BY Robert BellPublished May 17, 2013

4
Something consistent throughout the works of Mira Nair (a television-calibre director that stumbled into the art house world by tackling "issue" movies) is an indelicate handling of subtly. Save possibly Mississippi Masala, her works have been embarrassingly literal, spelling out any use of metaphor with a broad sensibility, reducing complex issues to single-minded idealism in an almost condescending manner.

As such, it's no surprise that she's tackled Mohsin Hamid's incisive bit of cultural analysis, The Reluctant Fundamentalist, with the sort of speechifying blandness that renders intellectual discussion a moot point. It is, however, a relatively faithful adaptation, as far as plot is concerned, even utilizing the framing device of a sceptical American reporter, Bobby Lincoln (Liev Schreiber), as a vessel to interpret the story of our protagonist, Changez Khan (Riz Ahmed).
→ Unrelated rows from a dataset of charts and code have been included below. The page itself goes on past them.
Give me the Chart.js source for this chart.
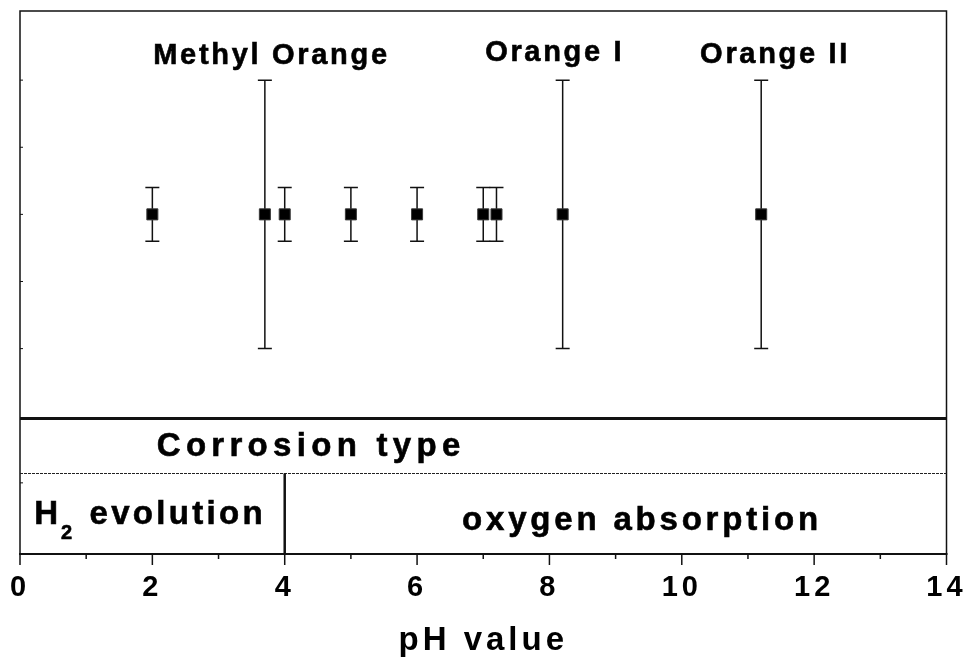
<!DOCTYPE html>
<html><head><meta charset="utf-8">
<script src="https://cdn.jsdelivr.net/npm/chart.js@4.4.0/dist/chart.umd.min.js"></script>
<style>html,body{margin:0;padding:0;background:#fff;overflow:hidden}#wrap{width:967px;height:660px}</style>
</head><body><div id="wrap"><canvas id="c" width="967" height="660"></canvas></div>
<script>
// ---- data ----
const pHValues   = [2, 3.7, 4, 5, 6, 7, 7.2, 8.2, 11.2];
const yValues    = [3, 3, 3, 3, 3, 3, 3, 3, 3];
const yErrors    = [0.4, 2, 0.4, 0.4, 0.4, 0.4, 0.4, 2, 2];
const xTickLabels = [0, 2, 4, 6, 8, 10, 12, 14];
const xMinorTicks = [1, 3, 5, 7, 9, 11, 13];
const yTickValues = [-1, 1, 2, 3, 4, 5];
const dyeNames   = ['Methyl Orange', 'Orange I', 'Orange II'];
const dyeLabelX  = [3.78, 8.06, 11.39];
const dyeLabelY  = [5.24, 5.29, 5.26];
const corrosionTitle = 'Corrosion type';
const regionBoundaryPH = 4;
const regionNames = ['H', '2', 'evolution', 'oxygen absorption'];
const dividerY = -0.04, dashedY = -0.846;

const FAM = '"Liberation Sans", Arial, sans-serif';
const font = (s) => 'bold ' + s + 'px ' + FAM;

function spacedText(ctx, text, x, y, size, spacing, align) {
  ctx.save();
  ctx.font = font(size);
  ctx.letterSpacing = spacing + 'px';
  ctx.textBaseline = 'alphabetic';
  ctx.textAlign = 'left';
  ctx.fillStyle = '#000';
  ctx.strokeStyle = '#000';
  ctx.lineWidth = 0.6;
  const w = ctx.measureText(text).width - spacing;
  const sx = align === 'center' ? x - w / 2 : x;
  ctx.fillText(text, sx, y);
  ctx.strokeText(text, sx, y);
  ctx.restore();
}

const deco = {
  id: 'deco',
  beforeDraw(chart) { chart.ctx.letterSpacing = '4px'; },
  beforeDatasetsDraw(chart) {
    const ctx = chart.ctx, xs = chart.scales.x, ys = chart.scales.y, a = chart.chartArea;
    ctx.save();
    ctx.letterSpacing = '0px';
    ctx.strokeStyle = '#111';
    // frame
    ctx.lineWidth = 1.5;
    ctx.beginPath();
    ctx.moveTo(a.left, a.bottom); ctx.lineTo(a.left, a.top); ctx.lineTo(a.right, a.top); ctx.lineTo(a.right, a.bottom);
    ctx.stroke();
    ctx.lineWidth = 2;
    ctx.beginPath(); ctx.moveTo(a.left - 1, a.bottom); ctx.lineTo(a.right + 1, a.bottom); ctx.stroke();
    // x ticks (outward)
    ctx.lineWidth = 1.5;
    xTickLabels.forEach(v => { const p = xs.getPixelForValue(v); ctx.beginPath(); ctx.moveTo(p, a.bottom); ctx.lineTo(p, a.bottom + 11); ctx.stroke(); });
    xMinorTicks.forEach(v => { const p = xs.getPixelForValue(v); ctx.beginPath(); ctx.moveTo(p, a.bottom); ctx.lineTo(p, a.bottom + 5); ctx.stroke(); });
    // y ticks (inward, small)
    ctx.lineWidth = 1;
    yTickValues.forEach(v => { const p = ys.getPixelForValue(v); ctx.beginPath(); ctx.moveTo(a.left, p); ctx.lineTo(a.left + 3, p); ctx.stroke(); });
    // thick divider
    ctx.lineWidth = 3;
    const dy = ys.getPixelForValue(dividerY);
    ctx.beginPath(); ctx.moveTo(a.left, dy); ctx.lineTo(a.right, dy); ctx.stroke();
    // dashed divider
    ctx.lineWidth = 1;
    ctx.strokeStyle = '#222';
    ctx.setLineDash([3, 1]);
    const dd = Math.round(ys.getPixelForValue(dashedY)) + 0.5;
    ctx.beginPath(); ctx.moveTo(a.left, dd); ctx.lineTo(a.right, dd); ctx.stroke();
    ctx.setLineDash([]);
    // vertical boundary
    ctx.strokeStyle = '#111';
    ctx.lineWidth = 2.5;
    const bx = xs.getPixelForValue(regionBoundaryPH);
    ctx.beginPath(); ctx.moveTo(bx, dd); ctx.lineTo(bx, a.bottom); ctx.stroke();
    // error bars
    ctx.lineWidth = 1.5;
    pHValues.forEach((x, i) => {
      const px = xs.getPixelForValue(x);
      const t = ys.getPixelForValue(yValues[i] + yErrors[i]);
      const b = ys.getPixelForValue(yValues[i] - yErrors[i]);
      ctx.beginPath();
      ctx.moveTo(px, t); ctx.lineTo(px, b);
      ctx.moveTo(px - 7, t); ctx.lineTo(px + 7, t);
      ctx.moveTo(px - 7, b); ctx.lineTo(px + 7, b);
      ctx.stroke();
    });
    ctx.restore();
  },
  afterDraw(chart) {
    const ctx = chart.ctx, xs = chart.scales.x, ys = chart.scales.y;
    dyeNames.forEach((n, i) => spacedText(ctx, n, xs.getPixelForValue(dyeLabelX[i]), ys.getPixelForValue(dyeLabelY[i]), 29, 2.7, 'center'));
    spacedText(ctx, corrosionTitle, xs.getPixelForValue(4.36), ys.getPixelForValue(-0.597), 33, 5.3, 'center');
    spacedText(ctx, regionNames[0], xs.getPixelForValue(0.216), ys.getPixelForValue(-1.616), 33, 3.4, 'left');
    spacedText(ctx, regionNames[1], xs.getPixelForValue(0.62), ys.getPixelForValue(-1.843), 20, 0, 'left');
    spacedText(ctx, regionNames[2], xs.getPixelForValue(1.05), ys.getPixelForValue(-1.616), 33, 3.3, 'left');
    spacedText(ctx, regionNames[3], xs.getPixelForValue(9.37), ys.getPixelForValue(-1.706), 33, 3.8, 'center');
  }
};

new Chart(document.getElementById('c'), {
  type: 'scatter',
  data: {
    datasets: [{
      data: pHValues.map((x, i) => ({ x, y: yValues[i] })),
      pointStyle: 'rect',
      pointRadius: 7.8,
      backgroundColor: '#000',
      borderColor: '#3a3a3a',
      borderWidth: 1,
      showLine: false
    }]
  },
  options: {
    responsive: false,
    devicePixelRatio: 1,
    animation: false,
    events: [],
    layout: { padding: { top: 11, left: 20, right: 20.5, bottom: 0 } },
    plugins: { legend: { display: false }, tooltip: { enabled: false } },
    scales: {
      x: {
        type: 'linear', min: 0, max: 14,
        afterBuildTicks: (s) => { s.ticks = xTickLabels.map(v => ({ value: v })); },
        ticks: { autoSkip: false, maxRotation: 0, padding: 17, color: '#000', font: { family: FAM, size: 29, weight: 'bold' } },
        grid: { display: false, drawTicks: false },
        border: { display: false },
        title: { display: true, text: 'pH value', color: '#000', font: { family: FAM, size: 33, weight: 'bold' }, padding: { top: 0, bottom: -1 } },
        afterFit: (s) => { s.height = 106; s.paddingLeft = 0; s.paddingRight = 0; }
      },
      y: { type: 'linear', display: false, min: -2.06, max: 6.03 }
    }
  },
  plugins: [deco]
});
</script></body></html>
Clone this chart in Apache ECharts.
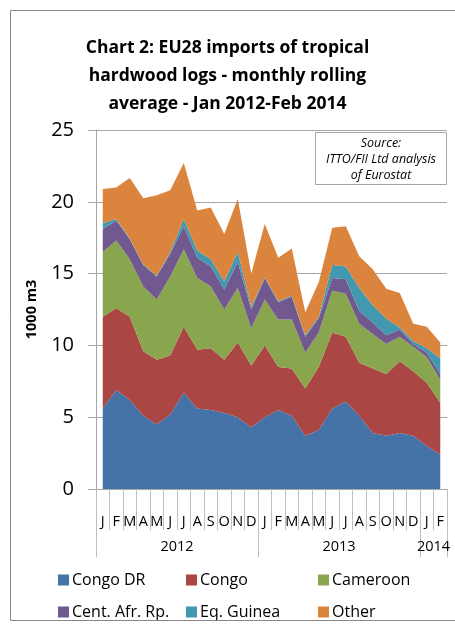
<!DOCTYPE html>
<html>
<head>
<meta charset="utf-8">
<script src="https://cdn.jsdelivr.net/npm/echarts@6/dist/echarts.min.js"></script>
<style>
  html, body { margin: 0; padding: 0; background: #fff; }
  #chart { width: 455px; height: 629px; }
</style>
</head>
<body>
<div id="chart"></div>
<script>
// months Jan 2012 - Feb 2014
const categories = ['2012-01', '2012-02', '2012-03', '2012-04', '2012-05', '2012-06', '2012-07', '2012-08', '2012-09', '2012-10', '2012-11', '2012-12',
  '2013-01', '2013-02', '2013-03', '2013-04', '2013-05', '2013-06', '2013-07', '2013-08', '2013-09', '2013-10', '2013-11', '2013-12',
  '2014-01', '2014-02']
const monthLabels = ['J', 'F', 'M', 'A', 'M', 'J', 'J', 'A', 'S', 'O', 'N', 'D',
  'J', 'F', 'M', 'A', 'M', 'J', 'J', 'A', 'S', 'O', 'N', 'D', 'J', 'F']
const yearLabels = ['2012', '2013', '2014']
const yearCenters = [6, 18, 25] // label position on the 0..26 month scale
const yearBounds = [0, 12, 24, 26]

// 1000 m3
const congoDR = [5.6, 6.9, 6.2, 5.1, 4.5, 5.2, 6.7, 5.6, 5.5, 5.3, 5.0, 4.3, 5.0, 5.5, 5.1, 3.7, 4.1, 5.6, 6.1, 5.1, 3.9, 3.7, 3.9, 3.7, 3.0, 2.4]
const congo = [6.4, 5.7, 5.8, 4.5, 4.5, 4.1, 4.6, 4.1, 4.3, 3.7, 5.2, 4.3, 5.0, 3.0, 3.3, 3.3, 4.4, 5.3, 4.5, 3.7, 4.5, 4.3, 5.0, 4.5, 4.4, 3.6]
const cameroon = [4.5, 4.7, 4.0, 4.5, 4.2, 5.5, 5.4, 5.0, 4.3, 3.5, 3.8, 2.6, 3.2, 3.3, 3.4, 2.5, 2.4, 2.9, 3.0, 2.7, 2.4, 2.1, 1.7, 1.7, 1.8, 1.6]
const centAfr = [1.6, 1.4, 1.4, 1.5, 1.6, 1.6, 1.6, 1.4, 1.4, 1.4, 1.8, 1.3, 1.5, 1.2, 1.6, 1.1, 1.0, 0.9, 1.0, 0.9, 0.8, 0.6, 0.5, 0.2, 0.3, 0.4]
const eqGuinea = [0.4, 0.1, 0.05, 0.05, 0.05, 0.1, 0.5, 0.5, 0.5, 0.55, 0.7, 0.2, 0.05, 0.1, 0.05, 0.1, 0.1, 0.9, 0.9, 1.6, 1.2, 1.15, 0.15, 0.2, 0.3, 1.1]
const other = [2.4, 2.2, 4.2, 4.6, 5.6, 4.3, 3.9, 2.8, 3.6, 3.3, 3.7, 2.3, 3.7, 3.0, 3.3, 1.6, 2.4, 2.6, 2.8, 2.2, 2.5, 2.1, 2.4, 1.2, 1.5, 1.1]

const seriesNames = ['Congo DR', 'Congo', 'Cameroon', 'Cent. Afr. Rp.', 'Eq. Guinea', 'Other']
const seriesData = [congoDR, congo, cameroon, centAfr, eqGuinea, other]
const colors = ['#4572A7', '#AA4643', '#89A54E', '#71588F', '#4198AF', '#DB843D']

const font = 'Open Sans'
const gridGray = '#a6a6a6'

const chart = echarts.init(document.getElementById('chart'))

// legend in 3 columns, 2 rows
const legendCols = [53, 181, 313]
const legends = legendCols.map((x, c) => ({
  data: [seriesNames[c], seriesNames[c + 3]],
  orient: 'vertical',
  left: x,
  top: 567,
  itemWidth: 11,
  itemHeight: 11,
  itemGap: 16,
  icon: 'rect',
  textStyle: { fontSize: 16, color: '#000', padding: [0, 0, 0, -2] }
}))

const option = {
  animation: false,
  color: colors,
  textStyle: { fontFamily: font, color: '#000' },
  title: {
    text: 'Chart 2: EU28 imports of tropical\nhardwood logs - monthly rolling\naverage - Jan 2012-Feb 2014',
    left: 'center',
    top: 29,
    textStyle: { fontFamily: font, fontSize: 17.5, fontWeight: 'bold', lineHeight: 28, color: '#000' }
  },
  legend: legends,
  grid: { left: 96, right: 8, top: 130, bottom: 140 },
  xAxis: [
    {
      type: 'category',
      data: categories,
      boundaryGap: true,
      position: 'bottom',
      axisLine: { lineStyle: { color: gridGray } },
      axisTick: { show: true, interval: 0, length: 41, lineStyle: { color: '#bfbfbf' } },
      axisLabel: {
        interval: 0,
        margin: 25,
        fontSize: 14.5,
        color: '#000',
        formatter: (v, i) => monthLabels[i]
      }
    },
    {
      type: 'value',
      min: 0,
      max: 26,
      position: 'bottom',
      axisLine: { show: false },
      splitLine: { show: false },
      axisTick: { show: true, length: 68, customValues: yearBounds, lineStyle: { color: '#bfbfbf' } },
      axisLabel: {
        customValues: yearCenters,
        margin: 50,
        fontSize: 14.5,
        color: '#000',
        formatter: (v) => yearLabels[yearCenters.indexOf(v)]
      }
    }
  ],
  yAxis: {
    type: 'value',
    min: 0,
    max: 25,
    interval: 5,
    name: '1000 m3',
    nameLocation: 'middle',
    nameGap: 57,
    nameTextStyle: { fontSize: 14.5, fontWeight: 'bold', color: '#000' },
    axisLine: { show: true, lineStyle: { color: gridGray } },
    axisTick: { show: true, length: 8, lineStyle: { color: gridGray } },
    axisLabel: { fontSize: 20, margin: 22, color: '#000' },
    splitLine: { lineStyle: { color: gridGray } }
  },
  graphic: [
    {
      type: 'rect',
      shape: { x: 10.5, y: 10.5, width: 470, height: 610 },
      style: { fill: 'none', stroke: '#878787', lineWidth: 1 },
      z: 100
    },
    {
      type: 'group',
      left: 315,
      top: 132,
      z: 100,
      children: [
        {
          type: 'rect',
          shape: { x: 0.5, y: 0.5, width: 131, height: 52 },
          style: { fill: '#fff', stroke: '#a6a6a6', lineWidth: 1 }
        },
        {
          type: 'text',
          x: 66,
          y: 3,
          style: {
            text: 'Source:\nITTO/FII Ltd analysis\nof Eurostat',
            align: 'center',
            fontFamily: font,
            fontStyle: 'italic',
            fontSize: 12.5,
            lineHeight: 16,
            fill: '#000'
          }
        }
      ]
    }
  ],
  series: seriesNames.map((name, k) => ({
    name: name,
    type: 'line',
    stack: 'total',
    data: seriesData[k],
    symbol: 'none',
    lineStyle: { width: 0 },
    areaStyle: { color: colors[k], opacity: 1 },
    xAxisIndex: 0
  }))
}

chart.setOption(option)
</script>
</body>
</html>
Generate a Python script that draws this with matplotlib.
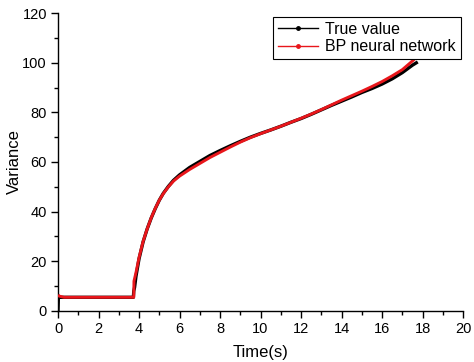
import matplotlib
matplotlib.use("Agg")
import matplotlib.pyplot as plt
from matplotlib.lines import Line2D
from matplotlib.ticker import MultipleLocator

plt.rcParams['font.family'] = ['Liberation Sans', 'DejaVu Sans']

# True value series (time in s, variance)
true_t = [0.0, 0.02, 0.1, 1.0, 2.0, 3.0, 3.72, 3.74, 3.78, 3.85, 4.0, 4.2, 4.4, 4.6, 4.8,
          5.0, 5.2, 5.45, 5.7, 6.0, 6.5, 7.0, 7.5, 8.0, 8.5, 9.0, 9.5, 10.0, 10.5, 11.0,
          11.5, 12.0, 12.5, 13.0, 13.5, 14.0, 14.5, 15.0, 15.5, 16.0, 16.5, 17.0, 17.3,
          17.5, 17.76]
true_v = [0.0, 6.0, 5.5, 5.5, 5.5, 5.5, 5.5, 8.0, 9.5, 14.0, 21.0, 27.8, 33.0, 37.4, 41.2,
          44.6, 47.4, 50.2, 52.6, 54.8, 57.8, 60.2, 62.6, 64.6, 66.5, 68.3, 70.0, 71.5, 72.9,
          74.4, 76.0, 77.5, 79.2, 81.0, 82.8, 84.5, 86.2, 88.0, 89.6, 91.4, 93.5, 96.0, 97.8,
          99.0, 100.3]

# BP neural network prediction series
bp_t = [0.0, 0.05, 0.3, 1.0, 2.0, 3.0, 3.74, 3.75, 3.85, 4.0, 4.2, 4.4, 4.6, 4.8, 5.0,
        5.2, 5.45, 5.7, 6.0, 6.5, 7.0, 7.5, 8.0, 8.5, 9.0, 9.5, 10.0, 10.5, 11.0, 11.5,
        12.0, 12.5, 13.0, 13.5, 14.0, 14.5, 15.0, 15.5, 16.0, 16.5, 17.0, 17.3, 17.6]
bp_v = [6.5, 6.0, 5.5, 5.5, 5.5, 5.5, 5.5, 12.0, 15.5, 21.5, 28.0, 33.0, 37.5, 41.3, 44.6,
        47.3, 50.0, 52.3, 54.3, 57.0, 59.4, 61.8, 63.9, 66.0, 68.0, 69.8, 71.4, 72.9, 74.4,
        76.0, 77.6, 79.3, 81.1, 83.0, 84.9, 86.7, 88.5, 90.4, 92.4, 94.7, 97.2, 99.3, 101.4]

x_ticks = [0, 2, 4, 6, 8, 10, 12, 14, 16, 18, 20]
y_ticks = [0, 20, 40, 60, 80, 100, 120]

fig = plt.figure(figsize=(4.74, 3.62), dpi=100)
ax = fig.add_axes([0.1224, 0.141, 0.8546, 0.823])

ax.plot(true_t, true_v, color='black', lw=2.4, solid_capstyle='butt',
        solid_joinstyle='round', zorder=2)
ax.plot(bp_t, bp_v, color='#e8161b', lw=2.1, solid_capstyle='butt',
        solid_joinstyle='round', zorder=3)

ax.set_xlim(0, 20)
ax.set_ylim(0, 120)
ax.set_xticks(x_ticks)
ax.set_yticks(y_ticks)
ax.xaxis.set_minor_locator(MultipleLocator(1))
ax.yaxis.set_minor_locator(MultipleLocator(10))

for s in ['top', 'right']:
    ax.spines[s].set_visible(False)
for s in ['left', 'bottom']:
    ax.spines[s].set_linewidth(1.0)

ax.tick_params(axis='both', which='major', direction='out', length=5, width=1,
               labelsize=10.5, pad=3)
ax.tick_params(axis='both', which='minor', direction='out', length=3, width=1)

ax.set_xlabel('Time(s)', fontsize=12)
ax.xaxis.set_label_coords(0.5, -0.115)
ax.set_ylabel('Variance', fontsize=12)
ax.yaxis.set_label_coords(-0.088, 0.5)

handles = [
    Line2D([], [], color='black', lw=1.0, marker='o', markersize=2.5),
    Line2D([], [], color='#e8161b', lw=1.0, marker='o', markersize=2.5),
]
leg = ax.legend(handles, ['True value', 'BP neural network'], loc='upper right',
                fontsize=11.5, frameon=True, fancybox=False, edgecolor='black',
                framealpha=1, borderaxespad=0.15, handlelength=2.5,
                handletextpad=0.45, borderpad=0.3, labelspacing=0.15,
                bbox_to_anchor=(1.0, 0.995))
leg.get_frame().set_linewidth(0.8)

fig.savefig('out.png', dpi=100)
From here, protracted flashbacks contextualize the current plight — a kidnapped American academic in Lahore — by sharing the story of Khan from his childhood in the region to his Princeton education, his career on Wall Street and, eventually, his return to Lahore. In structure, these initial sequences are the strongest in the film; in particular, those involving Changez's aggressive, manipulative rise through the corporate hierarchy, utilizing social capital more so brains, aided by his mentor, Jim Cross (Kiefer Sutherland).

More problematic is the inevitable, rather strained love story used as a metaphor for Khan's relationship in a post-9/11 America with emotionally damaged artist Erica (Kate Hudson), a woman unable to interpret present ambivalence without past projections. This relationship, like much of the paralleling of cultural roots versus current geography, is presented anecdotally, with a coldness and deliberateness — his deteriorating relationship with Erica is like that of his failing relationship with America — which leaves it feeling like a cinematic math equation.

While Nair leaves Khan's internal struggle intact, finding assimilating to the American ethos easy initially, only to have it implode and contradict after 9/11 (his very behaviours emulate the sort of greed and entitlement the attacks represent to his birth country), it's her lack of subtlety that renders the film patronizing and slight. All Americans are presented as uniformly single-minded, xenophobic drones, just as the inner-conflict of immigrants in Khan's position is made schematic-like and given a moral slant, simplifying the idea of seeking a life outside of one's own country of birth as a cultural betrayal.

With more grace and tact in tackling a rather complex and moderately involving allegory for geopolitical tensions, Nair could have maintained a text ripe for discussion. But her undergraduate approach to moralizing and making heavy-handed and external any sort of conflict leaves things feeling dirty and mildly ignorant.